Repeat the span of the entries below that starts at the line with "Emit a Python" and ends at the line with "0.0008, 0.0012, 0.001]", nothing more. Skip the pictures.

----------------------------------------

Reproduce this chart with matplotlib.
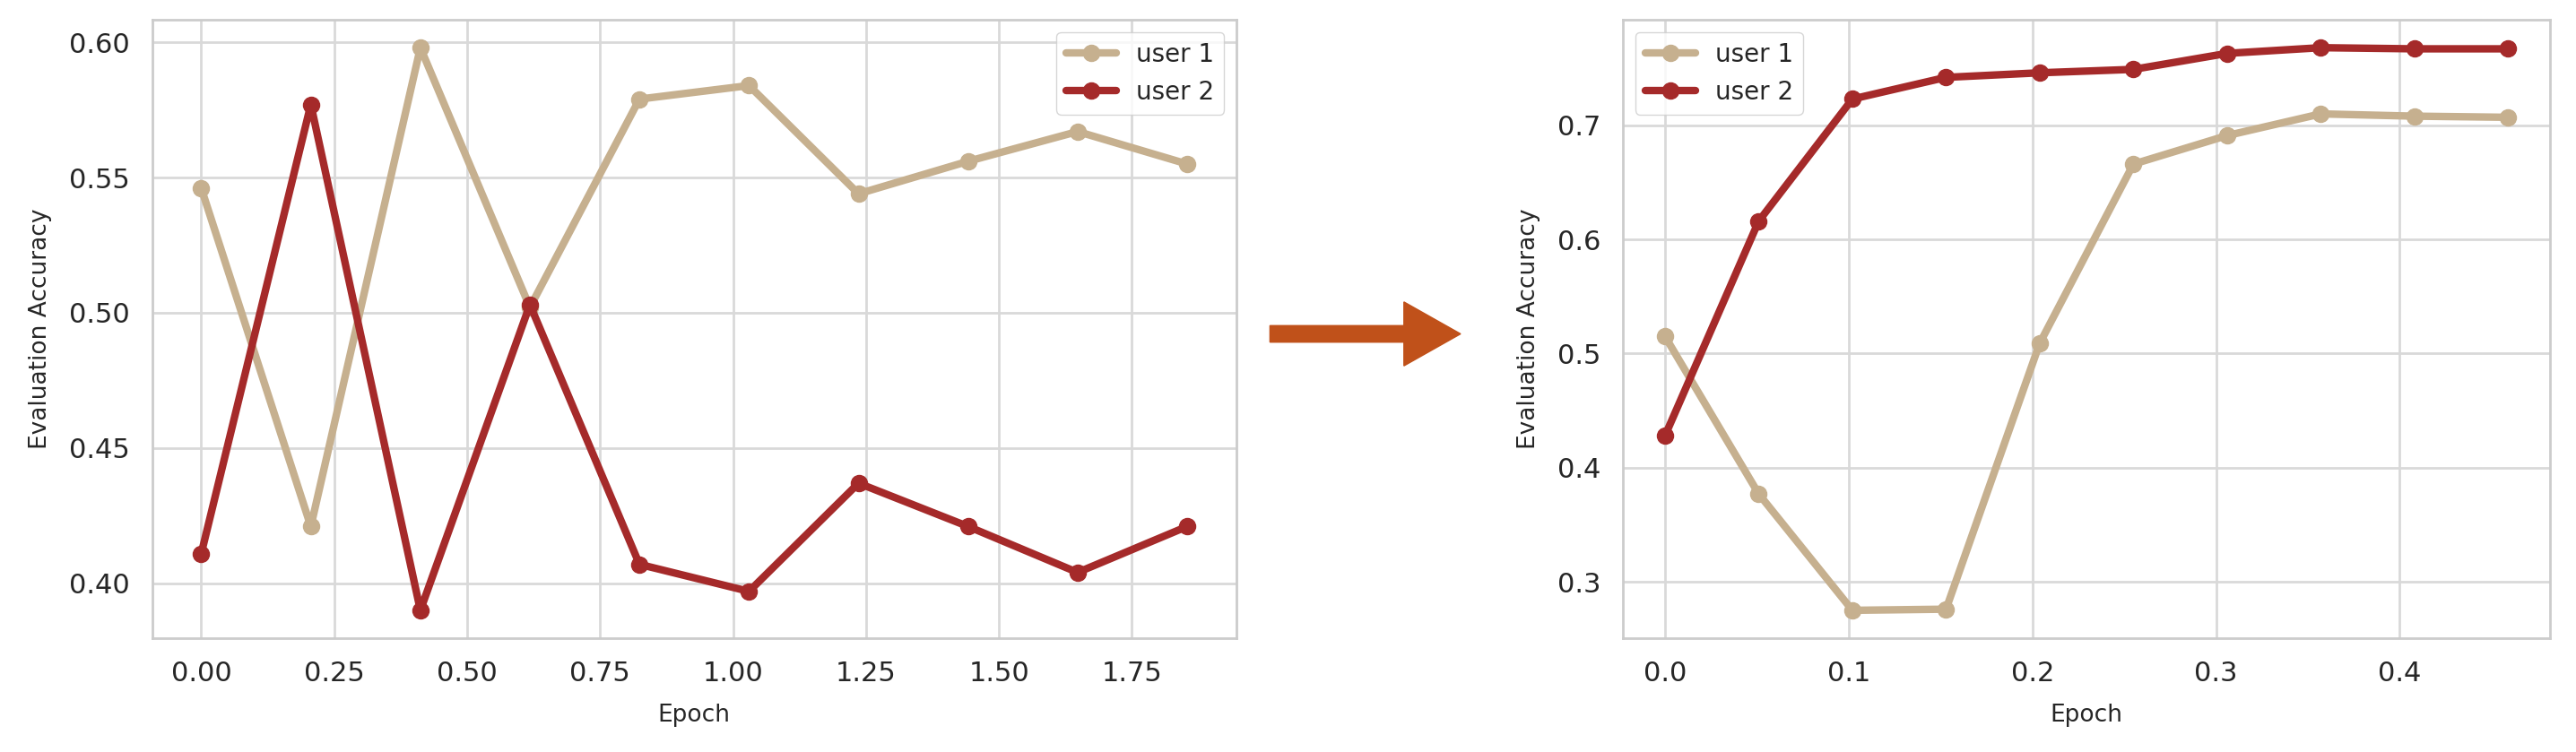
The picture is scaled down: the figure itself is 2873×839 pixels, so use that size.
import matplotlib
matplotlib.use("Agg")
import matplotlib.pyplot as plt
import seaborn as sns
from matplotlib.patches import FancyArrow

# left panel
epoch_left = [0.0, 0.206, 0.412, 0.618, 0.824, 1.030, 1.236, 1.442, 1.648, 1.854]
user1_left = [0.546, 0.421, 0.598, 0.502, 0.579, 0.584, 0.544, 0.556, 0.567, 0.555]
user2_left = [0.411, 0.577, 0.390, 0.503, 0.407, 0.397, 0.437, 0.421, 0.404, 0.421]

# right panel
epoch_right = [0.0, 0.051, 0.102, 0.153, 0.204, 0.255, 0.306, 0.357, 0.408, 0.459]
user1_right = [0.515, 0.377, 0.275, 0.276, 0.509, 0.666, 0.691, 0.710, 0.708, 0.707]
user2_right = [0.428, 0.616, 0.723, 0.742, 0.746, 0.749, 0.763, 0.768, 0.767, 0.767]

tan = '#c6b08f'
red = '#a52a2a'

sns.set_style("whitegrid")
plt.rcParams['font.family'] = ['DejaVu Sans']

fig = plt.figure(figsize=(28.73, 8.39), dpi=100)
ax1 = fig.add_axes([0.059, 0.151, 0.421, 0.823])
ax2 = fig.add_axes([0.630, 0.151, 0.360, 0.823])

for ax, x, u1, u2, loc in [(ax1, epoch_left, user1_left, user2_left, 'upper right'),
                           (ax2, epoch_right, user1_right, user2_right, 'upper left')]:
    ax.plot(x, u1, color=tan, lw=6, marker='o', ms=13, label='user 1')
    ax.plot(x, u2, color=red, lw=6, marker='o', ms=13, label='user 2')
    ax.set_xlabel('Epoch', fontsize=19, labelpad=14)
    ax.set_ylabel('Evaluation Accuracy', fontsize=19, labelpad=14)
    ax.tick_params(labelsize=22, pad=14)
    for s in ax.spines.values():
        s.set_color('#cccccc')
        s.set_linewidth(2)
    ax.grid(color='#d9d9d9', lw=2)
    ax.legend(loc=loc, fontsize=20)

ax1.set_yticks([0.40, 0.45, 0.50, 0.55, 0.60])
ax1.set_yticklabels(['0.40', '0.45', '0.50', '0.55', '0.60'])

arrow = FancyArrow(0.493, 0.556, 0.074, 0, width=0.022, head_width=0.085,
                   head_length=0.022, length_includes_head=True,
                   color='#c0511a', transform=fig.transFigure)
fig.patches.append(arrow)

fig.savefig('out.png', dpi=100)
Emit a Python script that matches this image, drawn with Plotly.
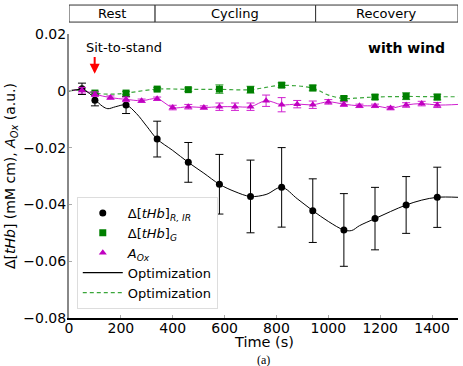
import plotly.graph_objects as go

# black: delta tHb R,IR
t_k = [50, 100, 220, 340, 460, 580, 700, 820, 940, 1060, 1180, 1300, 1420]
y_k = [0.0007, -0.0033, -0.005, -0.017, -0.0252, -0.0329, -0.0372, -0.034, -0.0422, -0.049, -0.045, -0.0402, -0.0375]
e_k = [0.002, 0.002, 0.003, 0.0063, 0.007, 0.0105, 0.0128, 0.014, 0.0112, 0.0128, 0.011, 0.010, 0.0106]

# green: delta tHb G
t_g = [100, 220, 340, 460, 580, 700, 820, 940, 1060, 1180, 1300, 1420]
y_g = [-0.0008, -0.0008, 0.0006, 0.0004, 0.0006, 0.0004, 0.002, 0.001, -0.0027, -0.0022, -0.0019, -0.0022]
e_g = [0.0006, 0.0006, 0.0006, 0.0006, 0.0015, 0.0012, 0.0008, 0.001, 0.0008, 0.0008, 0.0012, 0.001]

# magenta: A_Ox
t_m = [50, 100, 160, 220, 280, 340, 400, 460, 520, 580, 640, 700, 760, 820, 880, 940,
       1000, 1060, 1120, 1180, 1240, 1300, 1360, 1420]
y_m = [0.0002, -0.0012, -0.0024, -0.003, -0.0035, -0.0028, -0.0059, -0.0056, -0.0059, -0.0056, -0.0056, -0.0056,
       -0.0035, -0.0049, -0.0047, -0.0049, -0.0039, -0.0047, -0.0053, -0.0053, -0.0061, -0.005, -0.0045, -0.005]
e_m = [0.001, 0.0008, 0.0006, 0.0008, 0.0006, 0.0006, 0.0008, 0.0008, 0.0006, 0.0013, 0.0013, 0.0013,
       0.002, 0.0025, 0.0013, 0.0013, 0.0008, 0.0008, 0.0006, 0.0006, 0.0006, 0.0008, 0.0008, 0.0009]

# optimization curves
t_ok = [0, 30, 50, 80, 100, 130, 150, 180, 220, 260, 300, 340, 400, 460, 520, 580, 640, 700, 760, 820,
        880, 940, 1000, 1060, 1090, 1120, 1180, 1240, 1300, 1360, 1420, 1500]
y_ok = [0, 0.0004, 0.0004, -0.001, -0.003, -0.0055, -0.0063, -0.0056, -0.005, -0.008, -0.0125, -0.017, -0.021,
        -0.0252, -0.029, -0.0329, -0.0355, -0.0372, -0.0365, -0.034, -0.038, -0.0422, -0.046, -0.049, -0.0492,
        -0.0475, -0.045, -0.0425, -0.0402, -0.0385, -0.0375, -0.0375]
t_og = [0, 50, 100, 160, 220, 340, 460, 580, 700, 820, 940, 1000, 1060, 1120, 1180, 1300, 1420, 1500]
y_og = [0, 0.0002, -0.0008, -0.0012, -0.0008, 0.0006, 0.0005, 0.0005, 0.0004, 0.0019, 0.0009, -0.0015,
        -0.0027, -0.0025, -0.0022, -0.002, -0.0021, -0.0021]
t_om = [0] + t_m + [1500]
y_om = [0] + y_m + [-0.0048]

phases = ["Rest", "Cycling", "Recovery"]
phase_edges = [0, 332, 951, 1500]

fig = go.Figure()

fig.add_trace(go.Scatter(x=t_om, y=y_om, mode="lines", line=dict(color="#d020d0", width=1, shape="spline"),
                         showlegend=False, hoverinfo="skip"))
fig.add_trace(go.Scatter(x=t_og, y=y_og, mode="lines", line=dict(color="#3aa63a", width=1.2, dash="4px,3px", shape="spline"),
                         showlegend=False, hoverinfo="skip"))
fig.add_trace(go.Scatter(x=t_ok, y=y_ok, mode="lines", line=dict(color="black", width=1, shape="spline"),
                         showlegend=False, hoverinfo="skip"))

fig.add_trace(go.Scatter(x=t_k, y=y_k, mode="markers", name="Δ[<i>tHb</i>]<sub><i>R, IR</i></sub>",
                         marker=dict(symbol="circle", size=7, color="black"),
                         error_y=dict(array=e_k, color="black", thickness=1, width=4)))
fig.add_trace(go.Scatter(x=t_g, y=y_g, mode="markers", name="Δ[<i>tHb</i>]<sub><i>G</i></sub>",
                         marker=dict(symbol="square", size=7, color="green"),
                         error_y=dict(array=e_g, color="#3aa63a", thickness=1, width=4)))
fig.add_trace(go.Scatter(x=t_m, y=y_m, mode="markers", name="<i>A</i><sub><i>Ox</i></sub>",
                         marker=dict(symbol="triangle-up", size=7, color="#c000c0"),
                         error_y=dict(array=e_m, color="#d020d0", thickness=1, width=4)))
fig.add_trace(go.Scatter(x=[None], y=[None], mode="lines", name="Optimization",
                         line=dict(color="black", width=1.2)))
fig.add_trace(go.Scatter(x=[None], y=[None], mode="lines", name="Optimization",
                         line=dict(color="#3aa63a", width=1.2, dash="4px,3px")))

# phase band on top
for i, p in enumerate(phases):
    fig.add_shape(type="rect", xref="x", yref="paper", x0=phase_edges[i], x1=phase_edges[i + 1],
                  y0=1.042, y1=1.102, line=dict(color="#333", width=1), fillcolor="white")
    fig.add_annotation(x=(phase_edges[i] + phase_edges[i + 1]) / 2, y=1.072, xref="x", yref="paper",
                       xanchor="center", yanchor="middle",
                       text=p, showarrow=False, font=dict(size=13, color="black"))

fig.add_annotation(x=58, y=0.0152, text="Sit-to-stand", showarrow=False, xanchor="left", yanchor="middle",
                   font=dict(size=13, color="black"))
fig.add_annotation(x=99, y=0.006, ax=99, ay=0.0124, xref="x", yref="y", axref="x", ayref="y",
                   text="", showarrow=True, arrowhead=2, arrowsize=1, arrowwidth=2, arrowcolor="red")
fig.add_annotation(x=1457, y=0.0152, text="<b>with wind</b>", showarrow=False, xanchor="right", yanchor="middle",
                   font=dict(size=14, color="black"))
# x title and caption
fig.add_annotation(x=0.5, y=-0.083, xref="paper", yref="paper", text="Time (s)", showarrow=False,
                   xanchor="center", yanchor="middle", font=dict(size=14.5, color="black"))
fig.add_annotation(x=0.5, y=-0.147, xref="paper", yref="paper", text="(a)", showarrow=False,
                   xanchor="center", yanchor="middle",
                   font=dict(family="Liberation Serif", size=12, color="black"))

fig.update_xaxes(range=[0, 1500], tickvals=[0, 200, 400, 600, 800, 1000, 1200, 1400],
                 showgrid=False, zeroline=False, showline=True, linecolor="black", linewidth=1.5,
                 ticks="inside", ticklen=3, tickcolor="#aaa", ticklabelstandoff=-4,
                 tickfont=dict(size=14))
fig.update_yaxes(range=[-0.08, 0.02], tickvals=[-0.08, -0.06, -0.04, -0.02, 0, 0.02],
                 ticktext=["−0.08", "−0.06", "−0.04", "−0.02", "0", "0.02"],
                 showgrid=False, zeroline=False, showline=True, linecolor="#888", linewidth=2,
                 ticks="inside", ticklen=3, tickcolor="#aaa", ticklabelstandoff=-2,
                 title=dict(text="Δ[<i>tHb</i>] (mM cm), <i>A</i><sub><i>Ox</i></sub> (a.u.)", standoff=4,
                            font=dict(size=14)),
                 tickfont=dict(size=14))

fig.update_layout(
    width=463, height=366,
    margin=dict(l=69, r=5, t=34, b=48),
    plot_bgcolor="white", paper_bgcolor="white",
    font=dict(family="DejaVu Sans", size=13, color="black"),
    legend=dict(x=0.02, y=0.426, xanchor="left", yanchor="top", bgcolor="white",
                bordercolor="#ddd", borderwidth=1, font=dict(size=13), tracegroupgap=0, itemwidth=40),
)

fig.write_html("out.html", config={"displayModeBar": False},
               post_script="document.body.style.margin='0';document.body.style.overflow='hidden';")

----------------------------------------

**Written solution:**
Emit a Python script that matches this image, drawn with Plotly.
import plotly.graph_objects as go

# black: delta tHb R,IR
t_k = [50, 100, 220, 340, 460, 580, 700, 820, 940, 1060, 1180, 1300, 1420]
y_k = [0.0007, -0.0033, -0.005, -0.017, -0.0252, -0.0329, -0.0372, -0.034, -0.0422, -0.049, -0.045, -0.0402, -0.0375]
e_k = [0.002, 0.002, 0.003, 0.0063, 0.007, 0.0105, 0.0128, 0.014, 0.0112, 0.0128, 0.011, 0.010, 0.0106]

# green: delta tHb G
t_g = [100, 220, 340, 460, 580, 700, 820, 940, 1060, 1180, 1300, 1420]
y_g = [-0.0008, -0.0008, 0.0006, 0.0004, 0.0006, 0.0004, 0.002, 0.001, -0.0027, -0.0022, -0.0019, -0.0022]
e_g = [0.0006, 0.0006, 0.0006, 0.0006, 0.0015, 0.0012, 0.0008, 0.001, 0.0008, 0.0008, 0.0012, 0.001]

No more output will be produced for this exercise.